───── INFORMATION PROVIDED
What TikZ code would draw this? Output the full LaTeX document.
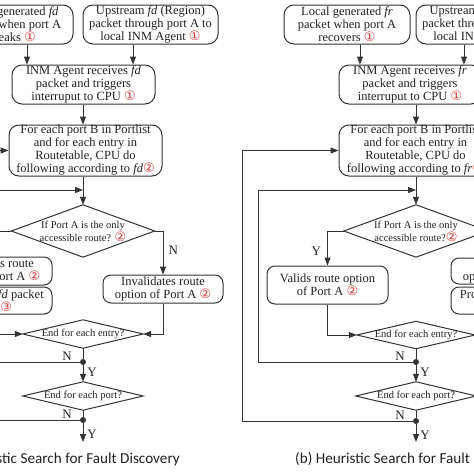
\documentclass[tikz,border=0pt]{standalone}
\usepackage{fontspec}
\setmainfont{Liberation Serif}
\newfontfamily\dvfont{DejaVu Sans}
\newfontfamily\capfont{Carlito}
\usetikzlibrary{arrows.meta,calc}
\definecolor{lc}{HTML}{333333}
\definecolor{tc}{HTML}{222222}
\definecolor{cr}{HTML}{D83A3A}
\newcommand\circnum[1]{{\color{cr}\dvfont\fontsize{13}{13}\selectfont #1}}
\newcommand\bxfont{\fontsize{12.5}{13}\selectfont}
\newcommand\dafont{\fontsize{10.5}{13}\selectfont}
\newcommand\drawdia[1]{\draw[ln] (#1.north) -- (#1.east) -- (#1.south) -- (#1.west) -- cycle;}
\begin{document}
\begin{tikzpicture}[x=1pt,y=-1pt,
  ln/.style={draw=lc, line width=1pt},
  arr/.style={ln, -{Triangle[length=8pt,width=6pt]}},
  box/.style={draw=lc, line width=1pt, rounded corners=10pt, align=center, inner sep=0pt, font=\bxfont, text=tc},
  sbox/.style={box, rounded corners=8pt, minimum width=120pt},
  dia/.style={align=center, inner sep=0pt, font=\dafont, text=tc},
  dot/.style={circle, fill=lc, inner sep=0pt, minimum size=6pt},
  lab/.style={font=\fontsize{13}{13}\selectfont, text=tc, inner sep=0pt},
  captext/.style={font=\capfont\fontsize{15.2}{16}\selectfont, text=tc, inner sep=0pt}]
\useasboundingbox (0,0) rectangle (474,474);
\fill[white] (0,0) rectangle (474,474);
\clip (0,0) rectangle (474,474);

% ---------------- (a) ----------------
\coordinate (ax1) at (27,0);
\coordinate (ax2) at (133,0);
\coordinate (ac) at (83,0);
\coordinate (aL1) at (-40,0);
\coordinate (aL2) at (-60,0);
\coordinate (am) at (83,190);
\coordinate (aend) at (83,442);

\node[box, minimum width=122pt, minimum height=39pt] (a1) at (12,24.5)
  {Local generated \textit{fd}\\packet when port A\\breaks \circnum{①}};
\node[box, minimum width=135pt, minimum height=39pt] (a2) at (150.5,24.5)
  {Upstream \textit{fd} (Region)\\packet through port A to\\local INM Agent \circnum{①}};
\node[box, minimum width=143pt, minimum height=39pt] (a3) at (83.5,84.5)
  {INM Agent receives \textit{fd}\\packet and triggers\\interruput to CPU \circnum{①}};
\node[box, minimum width=153pt, minimum height=51pt] (a4) at (85.5,150.5)
  {For each port B in Portlist\\and for each entry in\\Routetable, CPU do\\following according to \textit{fd}\circnum{②}};
\node[dia, minimum width=143pt, minimum height=52pt] (a5) at (83,231)
  {If Port A is the only\\accessible route? \circnum{②}};
\drawdia{a5}
\node[sbox, minimum height=28pt] (a6) at (-8,271)
  {Invalidates route\\option of Port A \circnum{②}};
\node[sbox, minimum height=27pt] (a7) at (-8,300.5)
  {Propagates \textit{fd} packet\\to all \circnum{③}};
\node[sbox, minimum height=28pt] (a8) at (163,289)
  {Invalidates route\\option of Port A \circnum{②}};
\node[dia, minimum width=120pt, minimum height=28pt] (a9) at (83,334)
  {End for each entry?};
\drawdia{a9}
\node[dot] (ad1) at (83,362) {};
\node[dia, minimum width=120pt, minimum height=28pt] (a10) at (83,396)
  {End for each port?};
\drawdia{a10}
\node[dot] (ad2) at (83,420) {};

\draw[arr] (a1.south -| ax1) -- (a3.north -| ax1);
\draw[arr] (a2.south -| ax2) -- (a3.north -| ax2);
\draw[arr] (a3.south -| ac) -- (a4.north -| ac);
\draw[arr] (a4.south -| ac) -- (a5.north);
\draw[arr] (a5.west) -| (a6.north);
\draw[arr] (a6.south) -- (a7.north);
\draw[arr] (a5.east) -| node[lab, pos=0.72, right=5pt] (aNlab) {N} (a8.north);
\draw[arr] (a7.south) |- (a9.west);
\draw[arr] (a8.south) |- (a9.east);
\draw[ln] (a9.south) -- (ad1);
\draw[arr] (ad1) -- (a10.north);
\draw[ln] (a10.south) -- (ad2);
\draw[arr] (ad2) -- (aend);
\draw[arr] (ad1) -- (ad1 -| aL1) -- (aL1 |- am) -- (am);
\draw[arr] (ad2) -- (ad2 -| aL2) -- (aL2 |- a4.west) -- (a4.west);
\node[lab] (aN1) at ($(ad1)+(-16,-6)$) {N};
\node[lab] (aY1) at ($(ad1)+(9,10)$) {Y};
\node[lab] (aN2) at ($(ad2)+(-16,-6)$) {N};
\node[lab] (aY2) at ($(ad2)+(9,14)$) {Y};
\node[captext, anchor=base east] (acap) at (180,463) {(a) Heuristic Search for Fault Discovery};

% ---------------- (b) ----------------
\coordinate (bx1) at (360,0);
\coordinate (bx2) at (464,0);
\coordinate (bc) at (416,0);
\coordinate (bL1) at (258,0);
\coordinate (bL2) at (242,0);
\coordinate (bm) at (416,190);
\coordinate (bend) at (416,442);

\node[box, minimum width=126pt, minimum height=39pt] (b1) at (347,24.5)
  {Local generated \textit{fr}\\packet when port A\\recovers \circnum{①}};
\node[box, minimum width=135pt, minimum height=39pt] (b2) at (483.5,24.5)
  {Upstream \textit{fr} (Region)\\packet through port A to\\local INM Agent \circnum{①}};
\node[box, minimum width=142pt, minimum height=39pt] (b3) at (410,84.5)
  {INM Agent receives \textit{fr}\\packet and triggers\\interruput to CPU \circnum{①}};
\node[box, minimum width=153pt, minimum height=51pt] (b4) at (415.5,150.5)
  {For each port B in Portlist\\and for each entry in\\Routetable, CPU do\\following according to \textit{fr}\circnum{②}};
\node[dia, minimum width=144pt, minimum height=52pt] (b5) at (416,231)
  {If Port A is the only\\accessible route?\circnum{②}};
\drawdia{b5}
\node[sbox, minimum width=121pt, minimum height=38pt] (b6) at (327.5,285)
  {Valids route option\\of Port A \circnum{②}};
\node[sbox, minimum height=26pt] (b7) at (511,271)
  {Valids route\\option of Port A \circnum{②}};
\node[sbox, minimum height=27pt] (b8) at (511,300.5)
  {Propagates \textit{fr} packet\\to all \circnum{③}};
\node[dia, minimum width=118pt, minimum height=27pt] (b9) at (416,335)
  {End for each entry?};
\drawdia{b9}
\node[dot] (bd1) at (416,362) {};
\node[dia, minimum width=120pt, minimum height=28pt] (b10) at (416,396)
  {End for each port?};
\drawdia{b10}
\node[dot] (bd2) at (416,421) {};

\draw[arr] (b1.south -| bx1) -- (b3.north -| bx1);
\draw[arr] (b2.south -| bx2) -- (b3.north -| bx2);
\draw[arr] (b3.south -| bc) -- (b4.north -| bc);
\draw[arr] (b4.south -| bc) -- (b5.north);
\draw[arr] (b5.west) -| node[lab, pos=0.8, left=6pt] (bYlab) {Y} (b6.north);
\draw[arr] (b5.east) -| (b7.north);
\draw[arr] (b7.south) -- (b8.north);
\draw[arr] (b6.south) |- (b9.west);
\draw[arr] (b8.south) |- (b9.east);
\draw[ln] (b9.south) -- (bd1);
\draw[arr] (bd1) -- (b10.north);
\draw[ln] (b10.south) -- (bd2);
\draw[arr] (bd2) -- (bend);
\draw[arr] (bd1) -- (bd1 -| bL1) -- (bL1 |- bm) -- (bm);
\draw[arr] (bd2) -- (bd2 -| bL2) -- (bL2 |- b4.west) -- (b4.west);
\node[lab] (bN1) at ($(bd1)+(-16,-6)$) {N};
\node[lab] (bY1) at ($(bd1)+(9,10)$) {Y};
\node[lab] (bN2) at ($(bd2)+(-16,-6)$) {N};
\node[lab] (bY2) at ($(bd2)+(9,14)$) {Y};
\node[captext, anchor=base west] (bcap) at (295,463) {(b) Heuristic Search for Fault Recovery};
\end{tikzpicture}
\end{document}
──────────
• **AIM OF THE TASK**: Without the pictures, please reproduce each line of the listing above exactly, from the first one through the line bearing "(aend) at (83,442);".

• **EXERCISE RESPONSE**:
What TikZ code would draw this? Output the full LaTeX document.
\documentclass[tikz,border=0pt]{standalone}
\usepackage{fontspec}
\setmainfont{Liberation Serif}
\newfontfamily\dvfont{DejaVu Sans}
\newfontfamily\capfont{Carlito}
\usetikzlibrary{arrows.meta,calc}
\definecolor{lc}{HTML}{333333}
\definecolor{tc}{HTML}{222222}
\definecolor{cr}{HTML}{D83A3A}
\newcommand\circnum[1]{{\color{cr}\dvfont\fontsize{13}{13}\selectfont #1}}
\newcommand\bxfont{\fontsize{12.5}{13}\selectfont}
\newcommand\dafont{\fontsize{10.5}{13}\selectfont}
\newcommand\drawdia[1]{\draw[ln] (#1.north) -- (#1.east) -- (#1.south) -- (#1.west) -- cycle;}
\begin{document}
\begin{tikzpicture}[x=1pt,y=-1pt,
  ln/.style={draw=lc, line width=1pt},
  arr/.style={ln, -{Triangle[length=8pt,width=6pt]}},
  box/.style={draw=lc, line width=1pt, rounded corners=10pt, align=center, inner sep=0pt, font=\bxfont, text=tc},
  sbox/.style={box, rounded corners=8pt, minimum width=120pt},
  dia/.style={align=center, inner sep=0pt, font=\dafont, text=tc},
  dot/.style={circle, fill=lc, inner sep=0pt, minimum size=6pt},
  lab/.style={font=\fontsize{13}{13}\selectfont, text=tc, inner sep=0pt},
  captext/.style={font=\capfont\fontsize{15.2}{16}\selectfont, text=tc, inner sep=0pt}]
\useasboundingbox (0,0) rectangle (474,474);
\fill[white] (0,0) rectangle (474,474);
\clip (0,0) rectangle (474,474);

% ---------------- (a) ----------------
\coordinate (ax1) at (27,0);
\coordinate (ax2) at (133,0);
\coordinate (ac) at (83,0);
\coordinate (aL1) at (-40,0);
\coordinate (aL2) at (-60,0);
\coordinate (am) at (83,190);
\coordinate (aend) at (83,442);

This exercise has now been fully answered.